You can attempt to infer intent or meaning based on the context of the input field but often the least-problematic method is to provide instruction/hints with the field, examples of correctness, and real-time validation with specific syntax errors when invalid or unexpected data is provided. I'd argue that it would also be worthwhile to request clarity from the user when an input hits a filtering rule so that they can make clear their intent... e.g. if you assume that they're using "-" as a symbol for separation rather than simply follow that assumption, ask if that's the case and list other optional valid contexts for that symbol so they can be explicit. If they choose None of the Above or a context that is inappropriate for the field, inform them of that.

The 4-box credit card form, while pretty terrible in many ways, at least made explicit the expectations. Often we now hide the expectations and either auto-reformat what was put in the field (which can be surprising to the user or worse can modify their input to mean something other than what they intended) or do hidden filtering, which can have the same problems but doesn't even bother to inform the user of the changes.


> when they input a dash in a credit card number they are using the exact same key as one would use for the minus when inputting a negative number

So what? I can't imagine any possible way it would be unclear whether someone entered a credit card number or a negative number. They have different numbers of "-" in completely different places. Am I missing something?
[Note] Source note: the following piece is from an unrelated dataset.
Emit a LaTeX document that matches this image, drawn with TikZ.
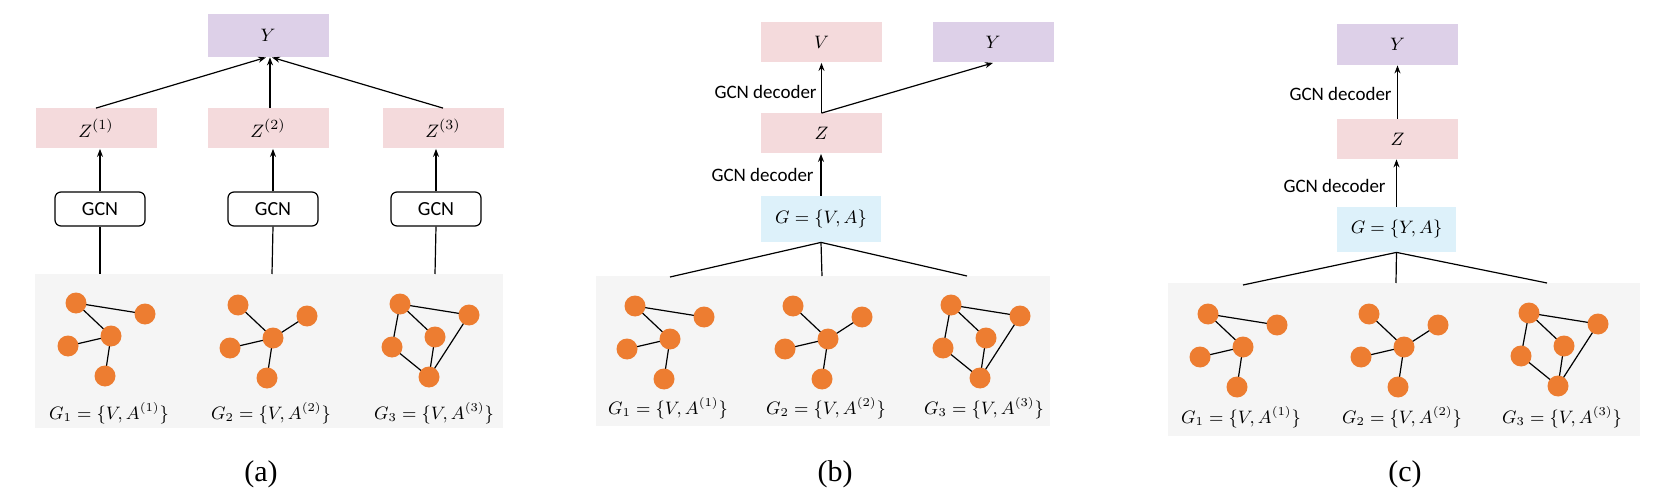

> I'd argue that it would also be worthwhile to request clarity from the user when an input hits a filtering rule so that they can make clear their intent... e.g. if you assume that they're using "-" as a symbol for separation rather than simply follow that assumption, ask if that's the case and list other optional valid contexts for that symbol so they can be explicit. If they choose None of the Above or a context that is inappropriate for the field, inform them of that.

That sounds like such bad usability I'd assume you were joking if the rest of your post didn't sound so serious.


Note that my post isn't limited to credit card inputs, nor do I say that the request for clarity is mandatory in all fields.

What I'm advocating is a focus on ensuring the user's explicit intent rather than attempting to infer intent or making hidden assumptions that either could be wrong or exist to make things easier for the developer.

Too many times I've had to deal with data that someone optimistically sanitized or filtered client-side and then stored, only to discover the sanitizing/filtering rules were wrong and the original data provided by the user was lost because the only thing stored was the result of those rules.


> Note that my post isn't limited to credit card inputs

Not your entire post, but the part about the '-' key was pretty specific and narrow-scoped.

> What I'm advocating is a focus on ensuring the user's explicit intent rather than attempting to infer intent or making hidden assumptions that either could be wrong or exist to make things easier for the developer.

'explicit intent' sounds like a nice goal but asking the user inside the form is not going to give you good info, and it will very often annoy them.

> only to discover the sanitizing/filtering rules were wrong and the original data provided by the user was lost because the only thing stored was the result of those rules

It wouldn't hurt to store the original. Even if the user told you what they meant, they might have said the wrong thing.


Not to mention that some countries use . as a decimal point and , as a digit grouping separator, and others do it the other way around.


Yes, I'm rather glad I haven't had to deal with localizing decimal inputs, just displaying them.

I have had to deal with localizing date inputs though. Ugh.


Why is this "ugh"? The way I see it, we're building software for users, and we try to make it useful for them. And part of that is trying to come up with a pleasing and easy to understand design language. And another part of it is catering to different cultures and languages.

For example, afaik, the standard way Chinese dates are written is something like "2020Y02M28D" but with the Chinese characters (words) for year, month, and day, instead of Y, M D. I find this totally beautiful: it doesn't take up more space than "-" or "/" or "." as a separator, and it totally disambiguates the meaning. (Well, there is the trailing "day", so we are losing one character.). It is such a wonderful use of the fact that Chinese is using ideographic characters. Isn't it?


I enjoy creating software users find useful.

But it goes beyond "this is what they do". Users tend to do a wide range of things when entering dates and you kinda have to guess what they mean. Throw in guessing what localization should be used (it's not always clear) on top of that fuzzy system and it can become a frustrating experience for everyone involved.


> Not enough web designers appreciate the anxiety of having to input a credit card number or other format-varied content into input boxes.

I feel most of these things should be solved by browsers, not designers...

Problem is for something like credit card every single browser vendor will try to plug their own service in one way or another (think Apple Pay and Android Pay).